**INSTRUCTIONS TO FOLLOW**
Repeat the full listing below verbatim and keep the images out.

**DATASET EXCERPTS**
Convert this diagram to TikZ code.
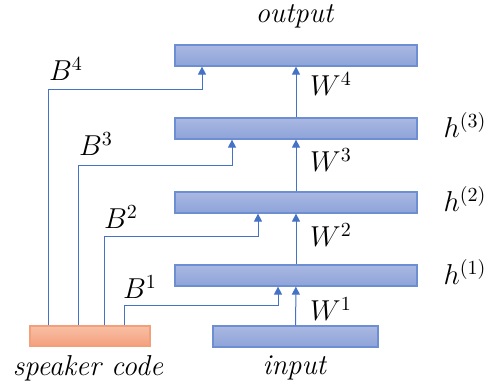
\documentclass[tikz,border=0pt]{standalone}
\usetikzlibrary{arrows.meta}
\definecolor{linkblue}{HTML}{4472C4}
\definecolor{layertop}{HTML}{AAB8E2}
\definecolor{layerbot}{HTML}{8DA3D9}
\definecolor{layerrim}{HTML}{6E8ED2}
\definecolor{spktop}{HTML}{F8BFA4}
\definecolor{spkbot}{HTML}{F4A07E}
\definecolor{spkrim}{HTML}{F2A07A}
\tikzset{
  layer/.style={draw=layerrim, line width=0.6pt, top color=layertop, bottom color=layerbot,
    minimum width=121pt, minimum height=10.5pt, inner sep=0pt},
  spkbox/.style={draw=spkrim, line width=0.6pt, top color=spktop, bottom color=spkbot,
    minimum width=60pt, minimum height=10pt, inner sep=0pt},
  link/.style={draw=linkblue, line width=0.5pt, -{Triangle[width=4pt,length=4pt]}},
  lbl/.style={font=\Large, inner sep=0pt}
}
\begin{document}
\begin{tikzpicture}[x=0.5pt, y=-0.5pt]
\useasboundingbox (0,0) rectangle (486,387);
% layers
\node[layer] (out) at (296,55.5) {};
\node[layer] (h3) at (296,128.5) {};
\node[layer] (h2) at (296,202.5) {};
\node[layer] (h1) at (296,275.5) {};
\node[layer, minimum width=82.5pt] (in) at (295.5,336.5) {};
\node[spkbox] (spk) at (90,336) {};
% texts
\node[lbl, anchor=base] (outtxt) at (295,22) {\textit{output}};
\node[lbl] (intxt) at (295,368) {\textit{input}};
\node[lbl] (spktxt) at (88,368) {\textit{speaker code}};
\foreach \k/\y in {1/272, 2/199, 3/125}
  \node[lbl] (hl\k) at (465,\y) {$h^{(\k)}$};
\foreach \k/\y in {1/309, 2/235, 3/160, 4/84}
  \node[lbl] (wl\k) at (331,\y) {$W^{\k}$};
\foreach \k/\x/\y in {1/140/287, 2/121/217, 3/96/144, 4/66/69}
  \node[lbl] (bl\k) at (\x,\y) {$B^{\k}$};
% weights
\draw[link] (in) -- (h1);
\draw[link] (h1) -- (h2);
\draw[link] (h2) -- (h3);
\draw[link] (h3) -- (out);
% speaker code biases
\foreach \k/\sx/\tx/\ty/\lay in {1/124/278/305/h1, 2/104/258/236/h2, 3/78/232/165/h3, 4/48/202/89/out}{
  \coordinate (s\k) at (\sx,0);
  \coordinate (t\k) at (\tx,\ty);
  \draw[link] (spk.north -| s\k) |- (t\k) -- (t\k |- \lay.south);
}
\end{tikzpicture}
\end{document}
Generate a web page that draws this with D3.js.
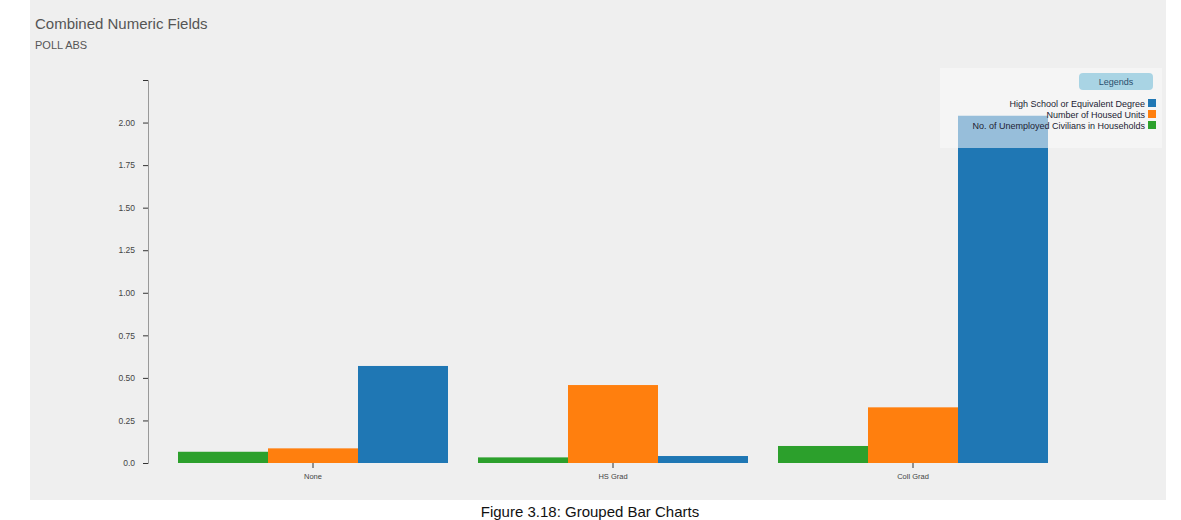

**FINAL RESULT**
Convert this diagram to TikZ code.
\documentclass[tikz,border=0pt]{standalone}
\usetikzlibrary{arrows.meta}
\definecolor{linkblue}{HTML}{4472C4}
\definecolor{layertop}{HTML}{AAB8E2}
\definecolor{layerbot}{HTML}{8DA3D9}
\definecolor{layerrim}{HTML}{6E8ED2}
\definecolor{spktop}{HTML}{F8BFA4}
\definecolor{spkbot}{HTML}{F4A07E}
\definecolor{spkrim}{HTML}{F2A07A}
\tikzset{
  layer/.style={draw=layerrim, line width=0.6pt, top color=layertop, bottom color=layerbot,
    minimum width=121pt, minimum height=10.5pt, inner sep=0pt},
  spkbox/.style={draw=spkrim, line width=0.6pt, top color=spktop, bottom color=spkbot,
    minimum width=60pt, minimum height=10pt, inner sep=0pt},
  link/.style={draw=linkblue, line width=0.5pt, -{Triangle[width=4pt,length=4pt]}},
  lbl/.style={font=\Large, inner sep=0pt}
}
\begin{document}
\begin{tikzpicture}[x=0.5pt, y=-0.5pt]
\useasboundingbox (0,0) rectangle (486,387);
% layers
\node[layer] (out) at (296,55.5) {};
\node[layer] (h3) at (296,128.5) {};
\node[layer] (h2) at (296,202.5) {};
\node[layer] (h1) at (296,275.5) {};
\node[layer, minimum width=82.5pt] (in) at (295.5,336.5) {};
\node[spkbox] (spk) at (90,336) {};
% texts
\node[lbl, anchor=base] (outtxt) at (295,22) {\textit{output}};
\node[lbl] (intxt) at (295,368) {\textit{input}};
\node[lbl] (spktxt) at (88,368) {\textit{speaker code}};
\foreach \k/\y in {1/272, 2/199, 3/125}
  \node[lbl] (hl\k) at (465,\y) {$h^{(\k)}$};
\foreach \k/\y in {1/309, 2/235, 3/160, 4/84}
  \node[lbl] (wl\k) at (331,\y) {$W^{\k}$};
\foreach \k/\x/\y in {1/140/287, 2/121/217, 3/96/144, 4/66/69}
  \node[lbl] (bl\k) at (\x,\y) {$B^{\k}$};
% weights
\draw[link] (in) -- (h1);
\draw[link] (h1) -- (h2);
\draw[link] (h2) -- (h3);
\draw[link] (h3) -- (out);
% speaker code biases
\foreach \k/\sx/\tx/\ty/\lay in {1/124/278/305/h1, 2/104/258/236/h2, 3/78/232/165/h3, 4/48/202/89/out}{
  \coordinate (s\k) at (\sx,0);
  \coordinate (t\k) at (\tx,\ty);
  \draw[link] (spk.north -| s\k) |- (t\k) -- (t\k |- \lay.south);
}
\end{tikzpicture}
\end{document}
Generate a web page that draws this with D3.js.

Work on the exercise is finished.